Data rows »
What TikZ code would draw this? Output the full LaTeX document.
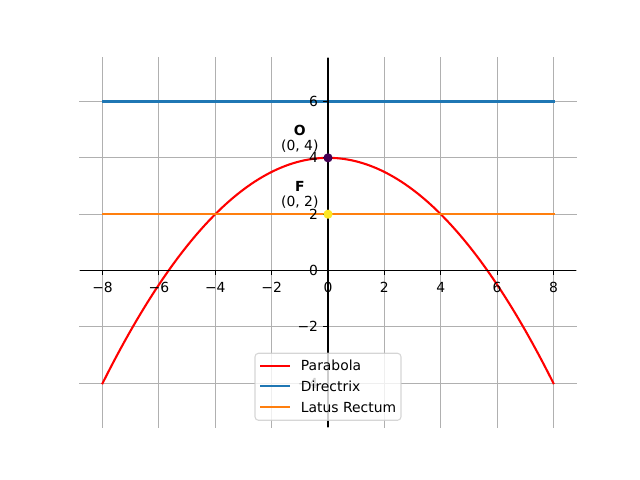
\documentclass[tikz,border=0pt]{standalone}
\usepackage{fontspec}
\setmainfont{DejaVu Sans}
\definecolor{mplblue}{HTML}{1F77B4}
\definecolor{mplorange}{HTML}{FF7F0E}
\definecolor{gridgray}{HTML}{B0B0B0}
\definecolor{vpurple}{HTML}{440154}
\definecolor{vyellow}{HTML}{FDE725}
\definecolor{legedge}{HTML}{CCCCCC}
\begin{document}
\begin{tikzpicture}[x=20.2909pt,y=20.2909pt,
  font=\fontsize{10}{12}\selectfont,
  gridline/.style={draw=gridgray, line width=0.8pt, line cap=rect},
  curve/.style={line width=1.5pt, line cap=rect},
  spine/.style={draw=black, line width=0.8pt},
  xlab/.style={anchor=north, inner sep=0pt, text height=7.29pt, text depth=0pt, yshift=-8.3pt},
  ylab/.style={anchor=east, inner sep=0pt, text height=7.29pt, text depth=0pt, xshift=-7pt},
  ptlab/.style={anchor=base, inner sep=0pt},
  legtext/.style={anchor=west, inner sep=0pt, text height=7.29pt, text depth=0pt}]
\useasboundingbox (-11.639,-7.431) rectangle (11.071,9.601);
% grid
\foreach \x in {-8,-6,...,8} \draw[gridline] (\x,-5.5575) -- (\x,7.5575);
\foreach \y in {-4,-2,...,6} \draw[gridline] (-8.8,\y) -- (8.8,\y);
% curves
\draw[curve, red] plot[domain=-8:8, samples=161, smooth] (\x,{4-\x*\x/8});
\draw[curve, mplblue] (-8,6) -- (8,6);
\draw[curve, mplorange] (-8,2) -- (8,2);
% spines
\draw[spine] (0,-5.5575) -- (0,7.5575);
\draw[spine] (-8.8,0) -- (8.8,0);
% x ticks
\foreach \x/\l in {-8/−8,-6/−6,-4/−4,-2/−2,0/0,2/2,4/4,6/6,8/8} {
  \draw[spine] (\x,0) -- ++(0,-3.5pt);
  \node[xlab] (xt\x) at (\x,0) {\l};
}
% y ticks
\foreach \y/\l in {-4/−4,-2/−2,0/0,2/2,4/4,6/6} {
  \draw[spine] (0,\y) -- ++(-3.5pt,0);
  \node[ylab] (yt\y) at (0,\y) {\l};
}
% points
\fill[vpurple] (0,4) circle (3.3pt);
\fill[vyellow] (0,2) circle (3.3pt);
\node[ptlab] (olab) at (-1,4.79) {\textbf{O}};
\node[ptlab] (ocoord) at (-1,4.26) {(0, 4)};
\node[ptlab] (flab) at (-1,2.79) {\textbf{F}};
\node[ptlab] (fcoord) at (-1,2.26) {(0, 2)};
% legend
\draw[draw=legedge, fill=white, fill opacity=0.8, draw opacity=0.8, line width=0.8pt, rounded corners=2.5pt] (-2.59,-5.313) rectangle (2.59,-2.935);
\draw[curve, red, line cap=butt] (-2.413,-3.376) -- (-1.348,-3.376);
\draw[curve, mplblue, line cap=butt] (-2.413,-4.107) -- (-1.348,-4.107);
\draw[curve, mplorange, line cap=butt] (-2.413,-4.842) -- (-1.348,-4.842);
\node[legtext] (l1) at (-0.969,-3.376) {Parabola};
\node[legtext] (l2) at (-0.969,-4.107) {Directrix};
\node[legtext] (l3) at (-0.969,-4.842) {Latus Rectum};
\end{tikzpicture}
\end{document}
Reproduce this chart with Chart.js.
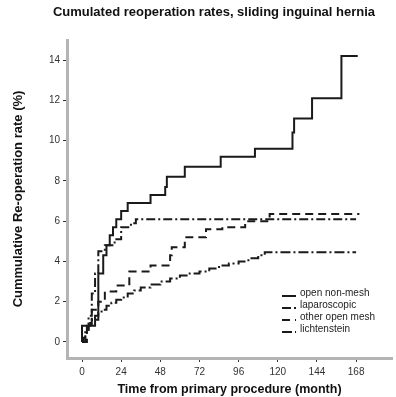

Stated problem » All of the data above should be transcribed verbatim, with pictures omitted.

Solution »
What TikZ code would draw this? Output the full LaTeX document.
\documentclass[tikz,border=0pt]{standalone}
\usepackage{fontspec}
\setmainfont{DejaVu Sans}
\definecolor{mplblue}{HTML}{1F77B4}
\definecolor{mplorange}{HTML}{FF7F0E}
\definecolor{gridgray}{HTML}{B0B0B0}
\definecolor{vpurple}{HTML}{440154}
\definecolor{vyellow}{HTML}{FDE725}
\definecolor{legedge}{HTML}{CCCCCC}
\begin{document}
\begin{tikzpicture}[x=20.2909pt,y=20.2909pt,
  font=\fontsize{10}{12}\selectfont,
  gridline/.style={draw=gridgray, line width=0.8pt, line cap=rect},
  curve/.style={line width=1.5pt, line cap=rect},
  spine/.style={draw=black, line width=0.8pt},
  xlab/.style={anchor=north, inner sep=0pt, text height=7.29pt, text depth=0pt, yshift=-8.3pt},
  ylab/.style={anchor=east, inner sep=0pt, text height=7.29pt, text depth=0pt, xshift=-7pt},
  ptlab/.style={anchor=base, inner sep=0pt},
  legtext/.style={anchor=west, inner sep=0pt, text height=7.29pt, text depth=0pt}]
\useasboundingbox (-11.639,-7.431) rectangle (11.071,9.601);
% grid
\foreach \x in {-8,-6,...,8} \draw[gridline] (\x,-5.5575) -- (\x,7.5575);
\foreach \y in {-4,-2,...,6} \draw[gridline] (-8.8,\y) -- (8.8,\y);
% curves
\draw[curve, red] plot[domain=-8:8, samples=161, smooth] (\x,{4-\x*\x/8});
\draw[curve, mplblue] (-8,6) -- (8,6);
\draw[curve, mplorange] (-8,2) -- (8,2);
% spines
\draw[spine] (0,-5.5575) -- (0,7.5575);
\draw[spine] (-8.8,0) -- (8.8,0);
% x ticks
\foreach \x/\l in {-8/−8,-6/−6,-4/−4,-2/−2,0/0,2/2,4/4,6/6,8/8} {
  \draw[spine] (\x,0) -- ++(0,-3.5pt);
  \node[xlab] (xt\x) at (\x,0) {\l};
}
% y ticks
\foreach \y/\l in {-4/−4,-2/−2,0/0,2/2,4/4,6/6} {
  \draw[spine] (0,\y) -- ++(-3.5pt,0);
  \node[ylab] (yt\y) at (0,\y) {\l};
}
% points
\fill[vpurple] (0,4) circle (3.3pt);
\fill[vyellow] (0,2) circle (3.3pt);
\node[ptlab] (olab) at (-1,4.79) {\textbf{O}};
\node[ptlab] (ocoord) at (-1,4.26) {(0, 4)};
\node[ptlab] (flab) at (-1,2.79) {\textbf{F}};
\node[ptlab] (fcoord) at (-1,2.26) {(0, 2)};
% legend
\draw[draw=legedge, fill=white, fill opacity=0.8, draw opacity=0.8, line width=0.8pt, rounded corners=2.5pt] (-2.59,-5.313) rectangle (2.59,-2.935);
\draw[curve, red, line cap=butt] (-2.413,-3.376) -- (-1.348,-3.376);
\draw[curve, mplblue, line cap=butt] (-2.413,-4.107) -- (-1.348,-4.107);
\draw[curve, mplorange, line cap=butt] (-2.413,-4.842) -- (-1.348,-4.842);
\node[legtext] (l1) at (-0.969,-3.376) {Parabola};
\node[legtext] (l2) at (-0.969,-4.107) {Directrix};
\node[legtext] (l3) at (-0.969,-4.842) {Latus Rectum};
\end{tikzpicture}
\end{document}
Reproduce this chart with Chart.js.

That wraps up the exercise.